Итак, я кратко и как можно ближе к истине расскажу о заговоре Катилины; событие это я полагаю в высшей степени знаменательным — по особой опасности преступления. Но прежде чем начать, надобно в нескольких словах изобразить натуру Катилины.
V. Луций Катилина происходил из знатного рода и отличался большою силою духа и тела, нравом же скверным и развращенным. Еще мальчишкою полюбил он междоусобицы, резню, грабежи,5 гражданские смуты, в них и закалял себя смолоду. Телом был невероятно терпелив к голоду, к стуже, к бессоннице. Духом — дерзок, коварен, переменчив, лицемер и притворщик, готовый на любой обман, жадный до чужого, расточитель своего; в страстях необуздан, красноречия отменного, мудрости невеликой. Неуемный, он всегда рвался к чему-то черезмерному, невероятному, слишком высокому. После единовластия Луция Суллы6 его охватило неистовое желание стать хозяином государства; каким образом достигнет он своей цели, ему было все равно — лишь бы добраться до власти. Наглая его отвага со дня на день росла, подстрекаемая нуждою в деньгах и нечистою совестью, и оба стрекала были отточены пороками, которые я назвал выше.
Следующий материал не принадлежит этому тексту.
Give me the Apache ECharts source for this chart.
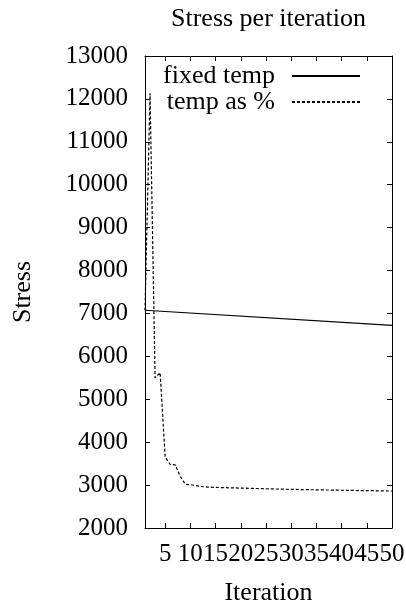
<!DOCTYPE html>
<html>
<head>
<meta charset="utf-8">
<script src="https://cdn.jsdelivr.net/npm/echarts@6/dist/echarts.min.js"></script>
<style>
  html, body { margin: 0; padding: 0; background: #fff; }
  #chart { width: 406px; height: 607px; }
</style>
</head>
<body>
<div id="chart"></div>
<script>
// Stress per iteration for the two annealing schedules
const iterations = [1, 2, 3, 4, 5, 6, 7, 8, 9, 10,
  11, 12, 13, 14, 15, 16, 17, 18, 19, 20,
  21, 22, 23, 24, 25, 26, 27, 28, 29, 30,
  31, 32, 33, 34, 35, 36, 37, 38, 39, 40,
  41, 42, 43, 44, 45, 46, 47, 48, 49, 50];

const tempAsPercent = [7070, 12130, 5500, 5620, 3660, 3480, 3470, 3200, 3020, 3010,
  2990, 2968, 2958, 2952, 2946, 2942, 2939, 2936, 2933, 2930,
  2927, 2924, 2921, 2918, 2915, 2912, 2909, 2906, 2903, 2900,
  2898, 2896, 2894, 2892, 2890, 2888, 2886, 2884, 2882, 2880,
  2878, 2876, 2874, 2872, 2870, 2869, 2867, 2865, 2863, 2862];

// fixed temperature run: a straight line between first and last iteration
const fixedIterations = [1, 50];
const fixedTemp = [7075, 6720];

const xTicks = [5, 10, 15, 20, 25, 30, 35, 40, 45, 50];

const FONT = 'Liberation Serif';
const FS = 26;      // title, legend and axis names
const FS_TICK = 25; // tick labels

const pairs = (xs, ys) => xs.map((x, i) => [x, ys[i]]);

const chart = echarts.init(document.getElementById('chart'), null, { renderer: 'canvas' });

const tickStyle = { show: true, inside: true, length: 5, lineStyle: { color: '#000', width: 1 } };

chart.setOption({
  animation: false,
  backgroundColor: '#fff',
  textStyle: { fontFamily: FONT, color: '#000' },
  title: {
    text: 'Stress per iteration',
    left: 171, top: 6, padding: 0,
    textStyle: { fontFamily: FONT, fontSize: FS, fontWeight: 'normal', color: '#000' }
  },
  legend: {
    orient: 'vertical',
    align: 'right',
    right: 40, top: 58,
    itemWidth: 68, itemHeight: 12, itemGap: 0,
    itemStyle: { opacity: 0 },
    textStyle: { fontFamily: FONT, fontSize: FS, color: '#000', lineHeight: 26, padding: [0, 12, 0, 0] },
    data: ['fixed temp', 'temp as %']
  },
  grid: { left: 145, right: 14, top: 56, bottom: 79, containLabel: false, outerBoundsMode: 'none' },
  xAxis: [{
    type: 'value', min: 1, max: 50,
    name: 'Iteration', nameLocation: 'middle', nameGap: 52,
    nameTextStyle: { fontFamily: FONT, fontSize: FS, color: '#000' },
    axisLine: { show: true, onZero: false, lineStyle: { color: '#000', width: 1 } },
    axisTick: Object.assign({ customValues: xTicks }, tickStyle),
    axisLabel: { customValues: xTicks, interval: 0, showMaxLabel: true, hideOverlap: false,
      margin: 14, fontFamily: FONT, fontSize: FS_TICK, color: '#000' },
    splitLine: { show: false }
  }, {
    type: 'value', min: 1, max: 50, position: 'top',
    axisLine: { show: true, onZero: false, lineStyle: { color: '#000', width: 1 } },
    axisTick: Object.assign({ customValues: xTicks }, tickStyle),
    axisLabel: { show: false },
    splitLine: { show: false }
  }],
  yAxis: [{
    type: 'value', min: 2000, max: 13000, interval: 1000,
    name: 'Stress', nameLocation: 'middle', nameGap: 109, nameRotate: 90,
    nameTextStyle: { fontFamily: FONT, fontSize: FS, color: '#000' },
    axisLine: { show: true, onZero: false, lineStyle: { color: '#000', width: 1 } },
    axisTick: tickStyle,
    axisLabel: { margin: 17, fontFamily: FONT, fontSize: FS_TICK, color: '#000', formatter: v => String(v) },
    splitLine: { show: false }
  }, {
    type: 'value', min: 2000, max: 13000, interval: 1000, position: 'right',
    axisLine: { show: true, onZero: false, lineStyle: { color: '#000', width: 1 } },
    axisTick: tickStyle,
    axisLabel: { show: false },
    splitLine: { show: false }
  }],
  series: [{
    name: 'fixed temp',
    type: 'line',
    xAxisIndex: 0, yAxisIndex: 0,
    data: pairs(fixedIterations, fixedTemp),
    showSymbol: false, symbol: 'none',
    lineStyle: { color: '#000', width: 1.2, type: 'solid' },
    itemStyle: { color: '#000' }
  }, {
    name: 'temp as %',
    type: 'line',
    xAxisIndex: 0, yAxisIndex: 0,
    data: pairs(iterations, tempAsPercent),
    showSymbol: false, symbol: 'none',
    lineStyle: { color: '#000', width: 1.2, type: [3, 2] },
    itemStyle: { color: '#000' }
  }]
});
</script>
</body>
</html>
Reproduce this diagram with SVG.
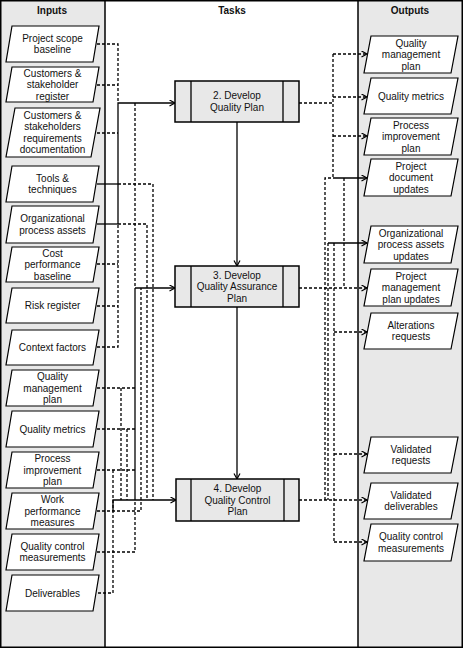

Вдобавок его распаляло всеобщее падение нравов, страдавших от двух тяжелейших, хотя и противоположных зол — роскоши и алчности.
Поскольку ход рассказа привел нас к нравам нашего государства, мне кажется, что самое существо дела призывает обратиться вспять и коротко изъяснить порядки и обычаи предков в мирное и военное время — как предки наши правили государством, и в каком состоянии передали его потомкам, и как оно, постепенно изменившись, из лучшего и самого прекрасного обратилось в худшее и самое позорное.
VI. Сколько мне известно, город Рим основали и сперва владели им троянцы, — они бежали из отечества под водительством Энея и долго скитались с места на место, вместе с аборигенами, племенем диким, не знавшим ни законов, ни государственной власти, свободным и своевольным. Трудно поверить, с какою легкостью слились, сойдясь в одних стенах, эти два народа, различного происхождения, несходные языком, живущие каждый своим обычаем; в короткий срок пестрая толпа бродяг взаимным согласием была сплочена в государство. Но стоило их сообществу приобрести видимость процветания и силы, окрепнуть численно и нравственно, расширив свои поля, — и тут же, как почти всегда бывает на свете, довольство породило зависть. Соседние цари и народы принялись грозить войною, и лишь немногие из друзей пришли на помощь, а прочие, поддавшись страху, держались в стороне от опасностей. Но римляне всегда, в дни мира и в дни войны, готовые к стремительному отпору, подбадривали друг друга, спешили навстречу врагу и с оружием в руках обороняли свободу, отечество, родителей. Затем, мужеством отразив угрозу, они являлись на помощь союзникам и друзьям и, чаще оказывая услуги, нежели их принимая, завязывали новые дружеские связи. Они имели согласное с законами правление, имя же ему было: «царская власть». Выборные в преклонных годах7 и потому слабые телом, но мудрые и потому сильные духом, составляли государственный совет; по возрасту либо по сходству забот звались они «отцами». Впоследствии, когда царская власть, сперва служившая сбережению свободы и возвышению государства, обратилась в грубый произвол, строй был изменен — римляне учредили ежегодную смену власти и двоих властителей. При таких условиях, полагали они, всего труднее человеческому духу проникнуться высокомерием.
VII. Как раз в то время каждый начал стремиться ввысь и искать применения своим способностям. Вполне понятно, в глазах царей хорошие подозрительнее худых, царей всегда страшит чужая доблесть. Даже представить себе трудно, в какой короткий срок поднялось государство, обретя свободу: так велика была жажда славы. Молодые, едва войдя в возраст, трудились, не щадя сил, в лагере, чтобы постигнуть военное искусство на деле, и находили больше радости в оружии и боевых конях, чем в распутницах и пирушках. И когда они мужали, то никакие трудности не были им внове, никакие пути — тяжелы или круты, ни один враг не был страшен: доблесть превозмогала все. Но горячее всего состязались они друг с другом из-за славы: каждый спешил сразить врага, взойти первым на стену и в миг подвига оказаться на виду. В этом заключалось для них и богатство, и громкое имя, и высокая знатность. К славе они были жадны, к деньгам равнодушны; чести желали большой, богатства — честного. Я могу напомнить места, где римский народ малою силою обращал в бегство несметного неприятеля, укрепленные самою природою города, которые он брал с боя, но боюсь слишком отвлечься от своего предмета.